▶ _Task data_:
◆ ◆ ◆ ◆ ◆

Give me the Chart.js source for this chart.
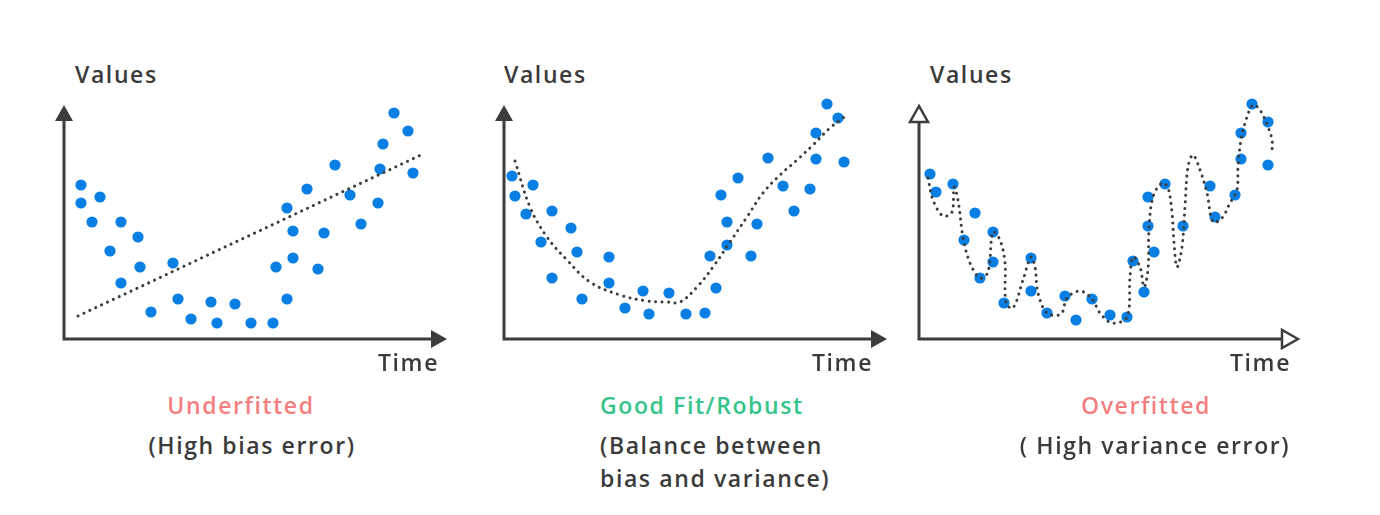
<!DOCTYPE html>
<html>
<head>
<meta charset="utf-8">
<script src="https://cdn.jsdelivr.net/npm/chart.js@4"></script>
<style>
  body { margin: 0; background: #fff; }
  #wrap { position: relative; width: 1380px; height: 515px; overflow: hidden; font-family: "Open Sans", sans-serif; }
  canvas { position: absolute; }
  .lbl { position: absolute; font-size: 23px; font-weight: 600; color: #3b3b3b; line-height: 24px; white-space: nowrap; letter-spacing: 1.6px; }
  .c { transform: translateX(-50%); }
</style>
</head>
<body>
<div id="wrap">
  <canvas id="under" width="413" height="264" style="left:49px;top:90px"></canvas>
  <canvas id="good" width="413" height="264" style="left:489px;top:90px"></canvas>
  <canvas id="over" width="409" height="263" style="left:904px;top:91px"></canvas>

  <div class="lbl" style="left:75px;top:62px">Values</div>
  <div class="lbl" style="left:504px;top:62px">Values</div>
  <div class="lbl" style="left:930px;top:62px">Values</div>
  <div class="lbl" style="left:378px;top:350px">Time</div>
  <div class="lbl" style="left:812px;top:350px">Time</div>
  <div class="lbl" style="left:1230px;top:350px">Time</div>

  <div class="lbl c" style="left:241px;top:393px;color:#f57f7f">Underfitted</div>
  <div class="lbl c" style="left:252px;top:433px">(High bias error)</div>
  <div class="lbl" style="left:600px;top:393px;color:#35c48a">Good Fit/Robust</div>
  <div class="lbl" style="left:600px;top:433px">(Balance between</div>
  <div class="lbl" style="left:600px;top:466px">bias and variance)</div>
  <div class="lbl c" style="left:1146px;top:393px;color:#f57f7f">Overfitted</div>
  <div class="lbl c" style="left:1155px;top:433px">( High variance error)</div>
</div>
<script>
// points: x = time, y = value (pixels from the axes)
const underX = [17, 17, 36, 28, 57, 74, 46, 76, 57, 109, 87, 114, 127, 147, 153, 171, 187, 209, 223, 212, 229, 229, 223, 243, 260, 254, 271, 286, 297, 314, 316, 319, 330, 344, 349];
const underY = [154, 136, 142, 117, 117, 102, 88, 72, 56, 76, 27, 40, 20, 37, 16, 35, 16, 16, 40, 72, 81, 108, 131, 150, 106, 70, 174, 144, 115, 136, 170, 195, 226, 208, 166];
const underFitX = [14, 359];
const underFitY = [23, 185];

const goodX = [8, 11, 29, 22, 48, 37, 67, 73, 48, 78, 105, 105, 121, 139, 145, 165, 182, 201, 212, 206, 223, 223, 217, 234, 253, 247, 264, 279, 290, 306, 312, 312, 323, 334, 340];
const goodY = [163, 143, 154, 125, 128, 97, 111, 87, 61, 40, 82, 56, 31, 48, 25, 46, 25, 26, 51, 83, 94, 117, 144, 161, 115, 83, 181, 153, 128, 150, 180, 206, 235, 221, 177];
const goodFitX = [11, 26, 43, 63, 86, 116, 143, 163, 176, 193, 209, 226, 243, 259, 276, 293, 309, 326, 343];
const goodFitY = [178, 132, 102, 79, 57, 44, 38, 37, 37, 52, 72, 97, 122, 146, 164, 179, 194, 211, 224];

const overX = [11, 17, 34, 56, 45, 74, 74, 61, 85, 112, 112, 128, 146, 157, 173, 191, 208, 214, 225, 235, 229, 229, 246, 264, 291, 296, 316, 322, 322, 333, 349, 349];
const overY = [165, 147, 155, 126, 99, 107, 77, 61, 36, 81, 48, 26, 43, 19, 40, 24, 22, 78, 47, 87, 113, 142, 155, 113, 153, 122, 144, 180, 206, 235, 217, 174];
const overFitX = [9, 14, 24, 33, 35, 39, 44, 51, 61, 69, 74, 81, 86, 87, 94, 104, 112, 116, 119, 128, 142, 148, 161, 173, 181, 193, 208, 211, 214, 221, 225, 229, 230, 234, 243, 249, 253, 255, 258, 263, 266, 269, 274, 281, 288, 294, 303, 311, 318, 319, 322, 328, 334, 341, 349, 353, 353];
const overFitY = [161, 139, 123, 127, 152, 139, 102, 76, 61, 67, 107, 99, 76, 36, 31, 59, 82, 72, 46, 26, 25, 41, 48, 40, 26, 16, 22, 62, 82, 72, 52, 69, 109, 142, 156, 151, 126, 96, 72, 92, 132, 172, 184, 169, 146, 117, 121, 136, 149, 172, 199, 222, 234, 229, 212, 199, 186];

const DOT = "#0a7fe3";
const INK = "#3d3d3d";

function pts(xs, ys) {
    return xs.map((x, i) => ({ x, y: ys[i] }));
}

// axes with arrow heads, drawn from the chart scales
const arrowAxes = {
    id: "arrowAxes",
    beforeDatasetsDraw(chart, args, opts) {
        const { ctx, scales: { x, y } } = chart;
        const x0 = x.getPixelForValue(0), y0 = y.getPixelForValue(0);
        const x1 = x.getPixelForValue(x.max), y1 = y.getPixelForValue(y.max);
        ctx.save();
        ctx.strokeStyle = INK;
        ctx.fillStyle = INK;
        ctx.lineWidth = 3;
        ctx.lineJoin = "miter";
        ctx.beginPath();
        ctx.moveTo(x0, y1 + 12);
        ctx.lineTo(x0, y0);
        ctx.lineTo(x1 - 12, y0);
        ctx.stroke();
        // heads
        const heads = [
            [[x0, y1], [x0 - 9, y1 + 16], [x0 + 9, y1 + 16]],
            [[x1, y0], [x1 - 16, y0 - 9], [x1 - 16, y0 + 9]]
        ];
        heads.forEach(h => {
            ctx.beginPath();
            ctx.moveTo(h[0][0], h[0][1]);
            ctx.lineTo(h[1][0], h[1][1]);
            ctx.lineTo(h[2][0], h[2][1]);
            ctx.closePath();
            if (opts.hollow) {
                ctx.fillStyle = "#fff";
                ctx.fill();
                ctx.lineWidth = 2.5;
                ctx.stroke();
            } else {
                ctx.fill();
            }
        });
        ctx.restore();
    }
};

function makeChart(id, xs, ys, fx, fy, xmax, ymax, tension, hollow) {
    return new Chart(document.getElementById(id), {
        type: "scatter",
        data: {
            datasets: [{
                data: pts(fx, fy),
                showLine: true,
                borderColor: INK,
                borderWidth: 3,
                borderDash: [0.1, 6.4],
                borderCapStyle: "round",
                tension,
                pointRadius: 0,
                clip: false,
                order: 1
            }, {
                data: pts(xs, ys),
                backgroundColor: DOT,
                borderColor: DOT,
                pointRadius: 5.6,
                pointBorderWidth: 0,
                clip: false,
                order: 2
            }]
        },
        options: {
            responsive: false,
            animation: false,
            layout: { padding: 15 },
            scales: {
                x: { type: "linear", min: 0, max: xmax, display: false },
                y: { type: "linear", min: 0, max: ymax, display: false }
            },
            plugins: {
                legend: { display: false },
                tooltip: { enabled: false },
                arrowAxes: { hollow }
            }
        },
        plugins: [arrowAxes]
    });
}

makeChart("under", underX, underY, underFitX, underFitY, 383, 234, 0, false);
makeChart("good", goodX, goodY, goodFitX, goodFitY, 383, 234, 0.4, false);
makeChart("over", overX, overY, overFitX, overFitY, 379, 233, 0.35, true);
</script>
</body>
</html>
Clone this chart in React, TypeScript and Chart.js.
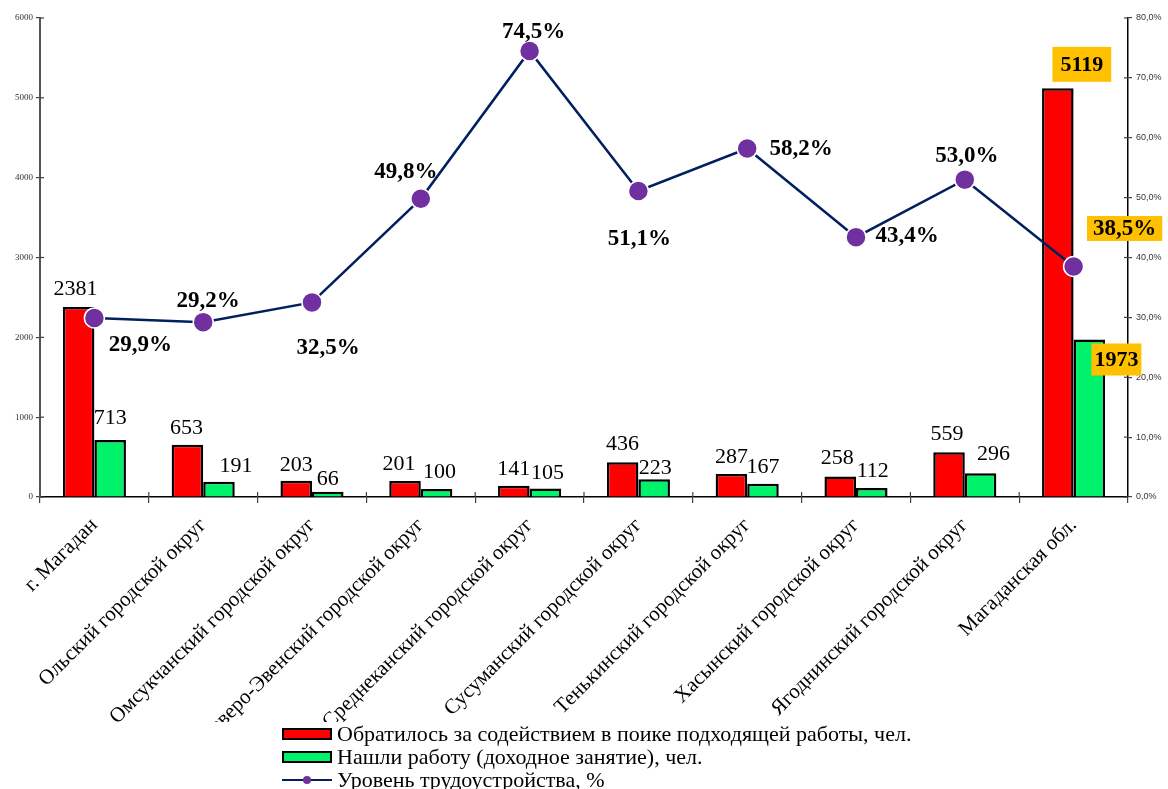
import React, { useEffect, useRef } from "react";
import { Chart, registerables } from "chart.js";

Chart.register(...registerables);

const categories = [
  "г. Магадан",
  "Ольский городской округ",
  "Омсукчанский городской округ",
  "Северо-Эвенский городской округ",
  "Среднеканский городской округ",
  "Сусуманский городской округ",
  "Тенькинский городской округ",
  "Хасынский городской округ",
  "Ягоднинский городской округ",
  "Магаданская обл.",
];

const applied = [2381, 653, 203, 201, 141, 436, 287, 258, 559, 5119];
const employed = [713, 191, 66, 100, 105, 223, 167, 112, 296, 1973];
const rate = [29.9, 29.2, 32.5, 49.8, 74.5, 51.1, 58.2, 43.4, 53.0, 38.5];

const leftTicksMax = 6000;
const rightTicksMax = 80;

const seriesNames = [
  "Обратилось за содействием в поике подходящей работы, чел.",
  "Нашли работу (доходное занятие), чел.",
  "Уровень трудоустройства, %",
];

// label placement (styling): [dx, dy] from the mark
const appliedLabelOffsets = [
  [-3, -19], [-1, -18], [0, -17], [-6, -18], [0, -18], [0, -19], [0, -18], [-3, -19], [-2, -19], [24, -24],
];
const employedLabelOffsets = [
  [0, -23], [17, -17], [0, -14], [3, -18], [2, -16], [1, -12], [0, -17], [1, -18], [13, -20], [27, 20],
];
const rateLabelOffsets = [
  [46, 26], [5, -22], [16, 45], [-15, -28], [4, -20], [1, 47], [54, 0], [51, -2], [2, -25], [51, -38],
];
const highlightIndex = 9;

const RED = "#FF0000";
const GREEN = "#00F26B";
const LINE = "#002060";
const DOT = "#7030A0";
const HIGHLIGHT = "#FFC000";
const SERIF = '"Liberation Serif", "Times New Roman", serif';

const fmtPct = (v: number) => v.toFixed(1).replace(".", ",") + "%";

const labelsPlugin = {
  id: "valueLabels",
  afterDraw(chart: any) {
    const ctx = chart.ctx as CanvasRenderingContext2D;
    ctx.save();
    ctx.textAlign = "center";
    ctx.textBaseline = "middle";

    // inner half of tick marks (ticks cross the axes)
    ctx.strokeStyle = "#404040";
    ctx.lineWidth = 1.2;
    const y = chart.scales.y;
    const y1 = chart.scales.y1;
    const area = chart.chartArea;
    y.ticks.forEach((_t: any, i: number) => {
      const py = y.getPixelForTick(i);
      ctx.beginPath();
      ctx.moveTo(area.left, py);
      ctx.lineTo(area.left + 4, py);
      ctx.stroke();
    });
    y1.ticks.forEach((_t: any, i: number) => {
      const py = y1.getPixelForTick(i);
      ctx.beginPath();
      ctx.moveTo(area.right - 4, py);
      ctx.lineTo(area.right, py);
      ctx.stroke();
    });
    const step = (area.right - area.left) / categories.length;
    for (let k = 1; k < categories.length; k++) {
      const px = area.left + k * step;
      ctx.beginPath();
      ctx.moveTo(px, area.bottom - 5);
      ctx.lineTo(px, area.bottom);
      ctx.stroke();
    }

    const drawBox = (cx: number, cy: number, w: number, h: number) => {
      ctx.fillStyle = HIGHLIGHT;
      ctx.fillRect(cx - w / 2, cy - h / 2, w, h);
    };

    // bar labels
    const barSets: [number, number[], number[][]][] = [
      [0, applied, appliedLabelOffsets],
      [1, employed, employedLabelOffsets],
    ];
    barSets.forEach(([di, vals, offs]) => {
      const meta = chart.getDatasetMeta(di);
      meta.data.forEach((el: any, i: number) => {
        const cx = el.x + offs[i][0];
        const cy = el.y + offs[i][1];
        const text = String(vals[i]);
        if (i === highlightIndex) {
          ctx.font = `bold 22px ${SERIF}`;
          const w = ctx.measureText(text).width;
          drawBox(cx, cy, w + (di === 0 ? 16 : 6), di === 0 ? 35 : 32);
        } else {
          ctx.font = `22px ${SERIF}`;
        }
        ctx.fillStyle = "#000";
        ctx.fillText(text, cx, cy + 1);
      });
    });

    // rate labels
    const lmeta = chart.getDatasetMeta(2);
    lmeta.data.forEach((el: any, i: number) => {
      const cx = el.x + rateLabelOffsets[i][0];
      const cy = el.y + rateLabelOffsets[i][1];
      const text = fmtPct(rate[i]);
      ctx.font = `bold 23px ${SERIF}`;
      if (i === highlightIndex) {
        const w = ctx.measureText(text).width;
        drawBox(cx, cy, w + 12, 25);
      }
      ctx.fillStyle = "#000";
      ctx.fillText(text, cx, cy + 1);
    });
    ctx.restore();
  },
};

export default function App() {
  const ref = useRef<HTMLCanvasElement | null>(null);

  useEffect(() => {
    if (!ref.current) return;
    const chart = new Chart(ref.current, {
      type: "bar",
      data: {
        labels: categories,
        datasets: [
          {
            type: "bar",
            label: seriesNames[0],
            data: applied,
            backgroundColor: RED,
            borderColor: "#000",
            borderWidth: 2.5,
            borderSkipped: "bottom",
            yAxisID: "y",
            order: 2,
            categoryPercentage: 0.58,
            barPercentage: 1,
          },
          {
            type: "bar",
            label: seriesNames[1],
            data: employed,
            backgroundColor: GREEN,
            borderColor: "#000",
            borderWidth: 2.5,
            borderSkipped: "bottom",
            yAxisID: "y",
            order: 2,
            categoryPercentage: 0.58,
            barPercentage: 1,
          },
          {
            type: "line",
            label: seriesNames[2],
            data: rate,
            borderColor: LINE,
            borderWidth: 2.5,
            pointRadius: 10,
            pointHoverRadius: 10,
            pointBackgroundColor: DOT,
            pointBorderColor: "#fff",
            pointBorderWidth: 1.5,
            yAxisID: "y1",
            order: 0,
            tension: 0,
          } as any,
        ],
      },
      options: {
        animation: false,
        responsive: false,
        maintainAspectRatio: false,
        layout: { padding: { top: 18, left: 0, right: 0, bottom: 0 } },
        plugins: {
          legend: { display: false },
          tooltip: { enabled: false },
        },
        scales: {
          x: {
            offset: true,
            grid: {
              display: true,
              drawOnChartArea: false,
              drawTicks: true,
              tickLength: 6,
              color: "#404040",
              lineWidth: 1.2,
              offset: true,
            },
            border: { display: true, color: "#000", width: 1.5 },
            ticks: {
              autoSkip: false,
              maxRotation: 45,
              minRotation: 45,
              padding: 10,
              color: "#000",
              font: { family: SERIF, size: 21 },
            },
            afterFit(scale: any) {
              scale.height = 225;
            },
          },
          y: {
            position: "left",
            min: 0,
            max: leftTicksMax,
            grid: {
              display: true,
              drawOnChartArea: false,
              drawTicks: true,
              tickLength: 4,
              color: "#404040",
              lineWidth: 1.2,
            },
            border: { display: true, color: "#555", width: 2 },
            ticks: {
              stepSize: 1000,
              padding: 3,
              color: "#333",
              font: { family: SERIF, size: 9 },
              callback: (v: any) => String(v),
            },
            afterFit(scale: any) {
              scale.width = 40;
            },
          },
          y1: {
            position: "right",
            min: 0,
            max: rightTicksMax,
            grid: {
              display: true,
              drawOnChartArea: false,
              drawTicks: true,
              tickLength: 4,
              color: "#404040",
              lineWidth: 1.2,
            },
            border: { display: true, color: "#000", width: 1.5 },
            ticks: {
              stepSize: 10,
              padding: 4,
              color: "#333",
              font: { family: '"Liberation Sans", Arial, sans-serif', size: 9 },
              callback: (v: any) => fmtPct(Number(v)),
            },
            afterFit(scale: any) {
              scale.width = 40;
            },
          },
        },
      },
      plugins: [labelsPlugin],
    } as any);
    return () => chart.destroy();
  }, []);

  const rowStyle: React.CSSProperties = {
    display: "flex",
    alignItems: "center",
    height: 23,
    whiteSpace: "nowrap",
  };
  const swatch = (color: string): React.CSSProperties => ({
    width: 50,
    height: 12,
    boxSizing: "border-box",
    border: "2.5px solid #000",
    background: color,
    marginRight: 5,
    flex: "none",
  });

  return (
    <div
      style={{
        position: "fixed",
        left: 0,
        top: 0,
        width: 1168,
        height: 789,
        background: "#fff",
        overflow: "hidden",
      }}
    >
      <canvas ref={ref} width={1168} height={722} style={{ display: "block", width: 1168, height: 722 }} />
      <div
        style={{
          position: "absolute",
          left: 282,
          top: 722,
          fontFamily: SERIF,
          fontSize: 22,
          color: "#000",
          lineHeight: "23px",
        }}
      >
        <div style={rowStyle}>
          <span style={swatch(RED)} />
          <span>{seriesNames[0]}</span>
        </div>
        <div style={rowStyle}>
          <span style={swatch(GREEN)} />
          <span>{seriesNames[1]}</span>
        </div>
        <div style={rowStyle}>
          <span
            style={{
              position: "relative",
              width: 50,
              height: 12,
              marginRight: 5,
              flex: "none",
              display: "inline-block",
            }}
          >
            <span
              style={{
                position: "absolute",
                left: 0,
                right: 0,
                top: 5,
                height: 2.5,
                background: LINE,
              }}
            />
            <span
              style={{
                position: "absolute",
                left: 21,
                top: 2,
                width: 8,
                height: 8,
                borderRadius: "50%",
                background: DOT,
              }}
            />
          </span>
          <span>{seriesNames[2]}</span>
        </div>
      </div>
    </div>
  );
}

◆ ◆ ◆ ◆ ◆

▶ _Objective_: Reproduce exactly, and only, the lines from the one containing "Clone this chart" through the one containing "Chart.register(...registerables);", including both; leave out any pictures.

▶ _Solution to this problem_:
Clone this chart in React, TypeScript and Chart.js.
import React, { useEffect, useRef } from "react";
import { Chart, registerables } from "chart.js";

Chart.register(...registerables);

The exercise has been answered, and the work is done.